In reply to: Heikki Linnakangas (#3)

Re: Bugs in TOAST handling, OID assignment and redo recovery

Hi Heikki,

On Tue, Apr 10, 2018 at 7:07 PM, Heikki Linnakangas <hlinnaka@iki.fi> wrote:

It would seem more straightforward to add a snapshot parameter to
GetNewOidWithIndex(), so that the this one caller could pass SnapshotToast,
while others pass SnapshotDirty. With your patch, you check the index
twice: first with SnapshotDirty, in GetNewOidWithIndex(), and then with
SnapshotToast, in the caller.

Hmm. I actually wrote my first patch exactly like that. I am trying to
remember why I discarded that approach. Was that to do with the fact
that SnapshotToast
can't see all toast tuples either? Yeah, I think so. For example, it won't
see tuples with uncommitted-xmin, leading to different issues. Now it's
unlikely that we will have a OID conflict where the old tuple has
uncommitted-xmin, but not sure if we can completely rule that out. For
example, if we did not uncover the redo recovery bug, we could have had a
prepared transaction having inserted the old tuple, which now conflicts
with new tuple and not detected by SnapshotToast.

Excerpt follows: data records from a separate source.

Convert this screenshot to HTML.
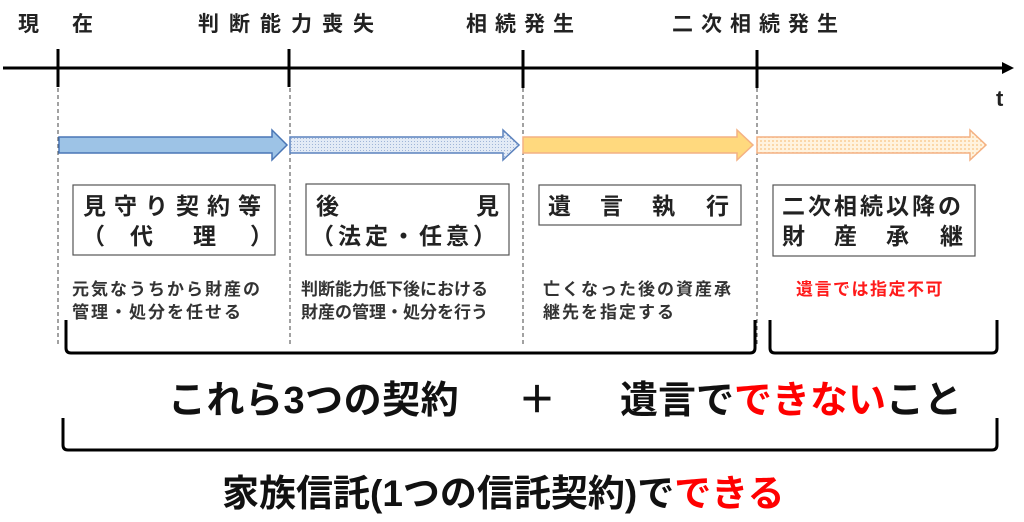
<!DOCTYPE html>
<html><head><meta charset="utf-8"><style>
body{margin:0;background:#fff;}
svg{display:block;font-family:"Liberation Sans","Noto Sans CJK JP",sans-serif;}
</style></head><body>
<svg width="1024" height="522" viewBox="0 0 1024 522" xmlns="http://www.w3.org/2000/svg">
<defs>
<pattern id="dotB" width="3" height="3" patternUnits="userSpaceOnUse"><rect width="3" height="3" fill="#e3ebf6"/><rect width="1" height="1" fill="#9fb5d8"/></pattern>
<pattern id="dotO" width="4" height="4" patternUnits="userSpaceOnUse"><rect width="4" height="4" fill="#fff3df"/><rect width="2" height="2" fill="#fbd7a8"/></pattern>
</defs>
<!-- top labels -->
<g font-size="21" font-weight="bold" fill="#222" letter-spacing="10">
<text x="18" y="31">現</text><text x="72" y="31">在</text>
<text x="198" y="31">判断能力喪失</text>
<text x="466" y="31" letter-spacing="8">相続発生</text>
<text x="672" y="31" letter-spacing="8">二次相続発生</text>
</g>
<text x="996" y="106" font-size="22" font-weight="bold" fill="#222">t</text>
<!-- axis -->
<line x1="3" y1="68" x2="1004" y2="68" stroke="#000" stroke-width="3"/>
<polygon points="1002,62 1014,68 1002,74" fill="#000"/>
<g stroke="#000" stroke-width="3">
<line x1="58" y1="49" x2="58" y2="87"/><line x1="289" y1="49" x2="289" y2="87"/>
<line x1="523" y1="50" x2="523" y2="88"/><line x1="757" y1="50" x2="757" y2="88"/>
</g>
<g stroke="#444" stroke-width="1" stroke-dasharray="4,3">
<line x1="58" y1="88" x2="58" y2="345"/><line x1="290" y1="88" x2="290" y2="345"/>
<line x1="523" y1="88" x2="523" y2="345"/><line x1="757" y1="88" x2="757" y2="345"/>
</g>
<!-- arrows -->
<polygon points="59,137 272,137 272,130 287,145 272,160 272,153 59,153" fill="#9dc3e6" stroke="#4a76b5" stroke-width="1.5"/>
<polygon points="290,137 503,137 503,130 519,145 503,160 503,153 290,153" fill="url(#dotB)" stroke="#5b82bd" stroke-width="1.5"/>
<polygon points="523,137 737,137 737,130 753,145 737,160 737,153 523,153" fill="#ffd97e" stroke="#f4b183" stroke-width="1.5"/>
<polygon points="757,137 970,137 970,130 986,145 970,160 970,153 757,153" fill="url(#dotO)" stroke="#f4b183" stroke-width="1.5"/>
<!-- boxes -->
<g fill="#fff" stroke="#555" stroke-width="1.2">
<rect x="73" y="185" width="202" height="70"/>
<rect x="306" y="184" width="203" height="71"/>
<rect x="539" y="185" width="202" height="40"/>
<rect x="773" y="185" width="202" height="71"/>
</g>
<g font-size="23" font-weight="bold" fill="#222">
<text x="83" y="214" letter-spacing="8">見守り契約等</text>
<text x="82" y="244">（</text><text x="130" y="244">代</text><text x="193" y="244">理</text><text x="250" y="244">）</text>
<text x="316" y="214">後</text><text x="476" y="214">見</text>
<text x="311" y="244" letter-spacing="4">（法定・任意）</text>
<text x="548" y="214">遺</text><text x="600" y="214">言</text><text x="652" y="214">執</text><text x="706" y="214">行</text>
<text x="782" y="214" letter-spacing="3">二次相続以降の</text>
<text x="782" y="244">財</text><text x="834" y="244">産</text><text x="886" y="244">承</text><text x="940" y="244">継</text>
</g>
<g font-size="17" font-weight="bold" fill="#333" letter-spacing="2">
<text x="72" y="295">元気なうちから財産の</text>
<text x="72" y="318">管理・処分を任せる</text>
<text x="301" y="295" letter-spacing="0">判断能力低下後における</text>
<text x="301" y="318" letter-spacing="0">財産の管理・処分を行う</text>
<text x="543" y="295">亡くなった後の資産承</text>
<text x="543" y="318">継先を指定する</text>
<text x="796" y="295" fill="#ff1a1a" letter-spacing="1.5">遺言では指定不可</text>
</g>
<!-- brackets -->
<g fill="none" stroke="#000" stroke-width="3">
<path d="M66,320 V348 Q66,353 71,353 H750 Q755,353 755,348 V320"/>
<path d="M770,320 V348 Q770,353 775,353 H992 Q997,353 997,348 V320"/>
<path d="M63,418 V445 Q63,450 68,450 H992 Q997,450 997,445 V418"/>
</g>
<g font-size="38" font-weight="bold" fill="#111">
<text x="168" y="413" letter-spacing="0.5">これら3つの契約</text>
<text x="518" y="413">＋</text>
<text x="620" y="413">遺言で<tspan fill="#ff0000">できない</tspan>こと</text>
<text x="222" y="506" font-size="37">家族信託(1つの信託契約)で<tspan fill="#ff0000">できる</tspan></text>
</g>
</svg>
</body></html>
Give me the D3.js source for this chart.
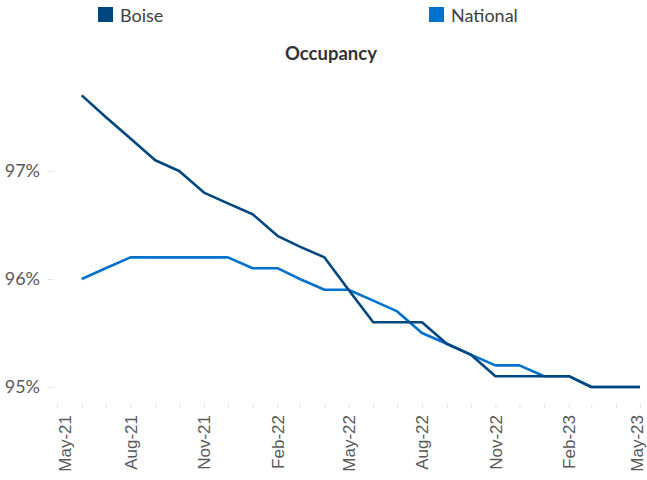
<!DOCTYPE html>
<html>
<head>
<meta charset="utf-8">
<script src="https://cdn.jsdelivr.net/npm/d3@7"></script>
<style>
  body { margin: 0; background: #fff; }
  svg { display: block; }
</style>
</head>
<body>
<div id="chart"></div>
<script>
// monthly occupancy, Jun-21 .. May-23
const months = ["Jun-21","Jul-21","Aug-21","Sep-21","Oct-21","Nov-21","Dec-21","Jan-22",
  "Feb-22","Mar-22","Apr-22","May-22","Jun-22","Jul-22","Aug-22","Sep-22","Oct-22","Nov-22",
  "Dec-22","Jan-23","Feb-23","Mar-23","Apr-23","May-23"];
const boise = [97.7,97.5,97.3,97.1,97.0,96.8,96.7,96.6,96.4,96.3,96.2,95.9,
  95.6,95.6,95.6,95.4,95.3,95.1,95.1,95.1,95.1,95.0,95.0,95.0];
const national = [96.0,96.1,96.2,96.2,96.2,96.2,96.2,96.1,96.1,96.0,95.9,95.9,
  95.8,95.7,95.5,95.4,95.3,95.2,95.2,95.1,95.1,95.0,95.0,95.0];
const yTicks = [95, 96, 97];
const axisStart = "May-21", axisEnd = "May-23";

const parse = d3.timeParse("%b-%y");
const width = 647, height = 480;

const svg = d3.select("#chart").append("svg")
  .attr("width", width)
  .attr("height", height);

const x = d3.scaleTime()
  .domain([parse(axisStart), parse(axisEnd)])
  .range([57, 640]);

const y = d3.scaleLinear()
  .domain([95, 97])
  .range([387, 171]);

// y axis: labels + faint ticks, no line
const yAxis = svg.append("g")
  .attr("transform", "translate(53,0)")
  .call(d3.axisLeft(y).tickValues(yTicks).tickSize(5).tickPadding(8).tickFormat(d => d + "%"));
yAxis.select(".domain").remove();
yAxis.selectAll(".tick line").attr("stroke", "#e3e3e3");
yAxis.selectAll("text")
  .attr("fill", "#595959")
  .style("font-family", "Lato, 'Open Sans', sans-serif")
  .style("font-size", "18px");

// x axis: monthly tick marks, labels every 3 months
const xAxis = svg.append("g")
  .attr("transform", "translate(0,404)")
  .call(d3.axisBottom(x)
    .ticks(d3.timeMonth.every(1))
    .tickSize(4)
    .tickFormat(d => d.getMonth() % 3 === 1 ? d3.timeFormat("%b-%y")(d) : ""));
xAxis.select(".domain").remove();
xAxis.selectAll(".tick line").attr("stroke", "#e3e3e3");
const xLabels = xAxis.selectAll("text")
  .attr("fill", "#595959")
  .style("font-family", "'Liberation Sans', Arial, sans-serif")
  .style("font-size", "17px")
  .attr("text-anchor", "end")
  .attr("transform", "rotate(-90)")
  .attr("x", -11)
  .attr("y", 0)
  .attr("dy", "0.35em");
// excel nudges the end labels inward a bit
const nLabels = xLabels.size();
xLabels.filter((d, i) => i === 0).attr("y", 8);
xLabels.filter((d, i) => i === nLabels - 1).attr("y", -3);

const line = d3.line()
  .x((d, i) => x(parse(months[i])))
  .y(d => y(d));

const series = [
  { name: "Boise", values: boise, color: "#00477f" },
  { name: "National", values: national, color: "#0071cd" }
];

// national drawn first so boise sits on top
svg.append("path")
  .datum(national)
  .attr("fill", "none")
  .attr("stroke", series[1].color)
  .attr("stroke-width", 2.6)
  .attr("stroke-linejoin", "round")
  .attr("d", line);

svg.append("path")
  .datum(boise)
  .attr("fill", "none")
  .attr("stroke", series[0].color)
  .attr("stroke-width", 2.6)
  .attr("stroke-linejoin", "round")
  .attr("d", line);

// legend
const legendX = [98, 429];
const legend = svg.selectAll(".legend")
  .data(series)
  .enter().append("g")
  .attr("transform", (d, i) => `translate(${legendX[i]},7)`);

legend.append("rect")
  .attr("width", 15)
  .attr("height", 15)
  .attr("fill", d => d.color);

legend.append("text")
  .attr("x", 22)
  .attr("y", 15)
  .attr("fill", "#404040")
  .style("font-family", "Lato, 'Open Sans', sans-serif")
  .style("font-size", "18px")
  .text(d => d.name);

svg.append("text")
  .attr("x", 331)
  .attr("y", 60)
  .attr("text-anchor", "middle")
  .attr("fill", "#333")
  .style("font-family", "Lato, 'Open Sans', sans-serif")
  .style("font-weight", "bold")
  .style("font-size", "18.5px")
  .text("Occupancy");
</script>
</body>
</html>
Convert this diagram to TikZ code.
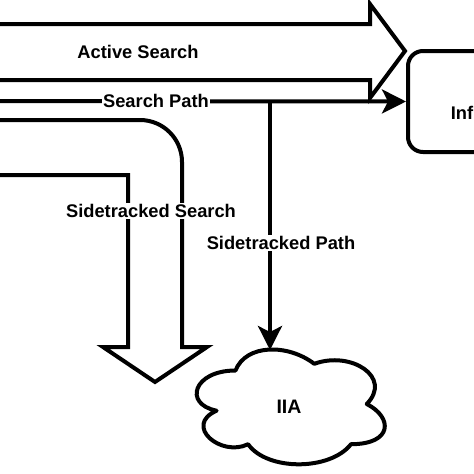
\documentclass[tikz,border=0pt]{standalone}
\usepackage{fontspec}
\setmainfont{Liberation Sans}
\usetikzlibrary{arrows.meta}
\tikzset{
  thick line/.style={line width=4pt, line join=miter},
  conn/.style={line width=4pt, -{Stealth[length=24pt, width=24pt, inset=6pt]}},
  lbl/.style={font=\fontsize{18.3}{20}\selectfont\bfseries, inner sep=1pt},
  lblw/.style={lbl, fill=white},
  infobox/.style={draw, line width=4pt, rounded corners=15pt, minimum width=112pt, minimum height=101pt, inner sep=0pt}
}
\begin{document}
\begin{tikzpicture}[x=1pt,y=-1pt]
\useasboundingbox (0,0) rectangle (474,474);
\clip (0,0) rectangle (474,474);
\fill[white] (0,0) rectangle (474,474);

% Active Search big arrow
\draw[thick line] (-10,24) -- (370,24) -- (370,4) -- (405,51) -- (370,98) -- (370,80) -- (-10,80);
\node[lbl] (active) at (138,52) {Active Search};

% Information box
\node[infobox] (info) at (464,101.5) {};
\node[lbl] (inftext) at (462,113) {Inf};

% Search path
\coordinate (spstart) at (-10,101);
\coordinate (branch) at (270,101);
\draw[conn] (spstart) -- (info.west);

% Sidetracked Search bent arrow
\draw[thick line] (-10,120) -- (140,120) .. controls (163.2,120) and (182,138.8) .. (182,162)
  -- (182,347) -- (207,347) -- (155,382) -- (103,347) -- (128,347) -- (128,175) -- (-10,175);

% Cloud
\draw[line width=4pt, line join=round] (235.5,370.5)
  .. controls (193.5,370.5) and (183,404) .. (216.6,410.7)
  .. controls (183,425.4) and (220.8,457.6) .. (248.1,444.2)
  .. controls (267,471) and (330,471) .. (351,444.2)
  .. controls (393,444.2) and (393,417.4) .. (366.75,404)
  .. controls (393,377.2) and (351,350.4) .. (314.25,363.8)
  .. controls (288,343.7) and (246,343.7) .. (235.5,370.5) -- cycle;
\coordinate (cloudtop) at (270,350);
\node[lbl, font=\fontsize{19.5}{21}\selectfont\bfseries] (iia) at (289,407) {IIA};

% Sidetracked path
\draw[conn] (branch) -- (cloudtop);

% Labels on lines
\node[lblw] (sp) at (156,101) {Search Path};
\node[lblw] (ss) at (151,211) {Sidetracked Search};
\node[lblw] (spath) at (281,243) {Sidetracked Path};
\end{tikzpicture}
\end{document}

If I'm reading the rewrite case correctly, it's a bit different and quite
special. In the loop with GetNewOidWithIndex(), it needs to check that the
OID is unused in two tables, the old TOAST table, and the new one. You can
only pass one index to GetNewOidWithIndex(), so it needs to check the
second index manually. It's not because of the snapshot issue. Although I
wonder if we should be using SnapshotToast in that GetNewOidWithIndex()
call, too. I.e. if we should be checking both the old and the new toast
table with SnapshotToast.

As I said, I am not sure if checking with just SnapshotToast is enough
because it can't see "dirty" tuples.

Agreed. With nextXid, we advance ShmemVariableCache->nextXid if the value
in the online checkpoint record is greater than
ShmemVariableCache->nextXid. But we don't have such a wraparound-aware
concept of "greater than" for OIDs. Ignoring the online checkpoint record's
nextOid value seem fine to me.

Ok. Thanks for checking.

Thanks,
Pavan

--
Pavan Deolasee http://www.2ndQuadrant.com/
PostgreSQL Development, 24x7 Support, Training & Services

Pavan Deolasee

pavan.deolasee@gmail.com

almost 8 years ago

In reply to: Pavan Deolasee (#4)

Re: Bugs in TOAST handling, OID assignment and redo recovery

On Tue, Apr 10, 2018 at 7:24 PM, Pavan Deolasee <pavan.deolasee@gmail.com>
wrote:

Hi Heikki,

On Tue, Apr 10, 2018 at 7:07 PM, Heikki Linnakangas <hlinnaka@iki.fi>
wrote:

It would seem more straightforward to add a snapshot parameter to
GetNewOidWithIndex(), so that the this one caller could pass SnapshotToast,
while others pass SnapshotDirty. With your patch, you check the index
twice: first with SnapshotDirty, in GetNewOidWithIndex(), and then with
SnapshotToast, in the caller.

Hmm. I actually wrote my first patch exactly like that. I am trying to
remember why I discarded that approach. Was that to do with the fact that SnapshotToast
can't see all toast tuples either? Yeah, I think so. For example, it won't
see tuples with uncommitted-xmin, leading to different issues. Now it's
unlikely that we will have a OID conflict where the old tuple has
uncommitted-xmin, but not sure if we can completely rule that out.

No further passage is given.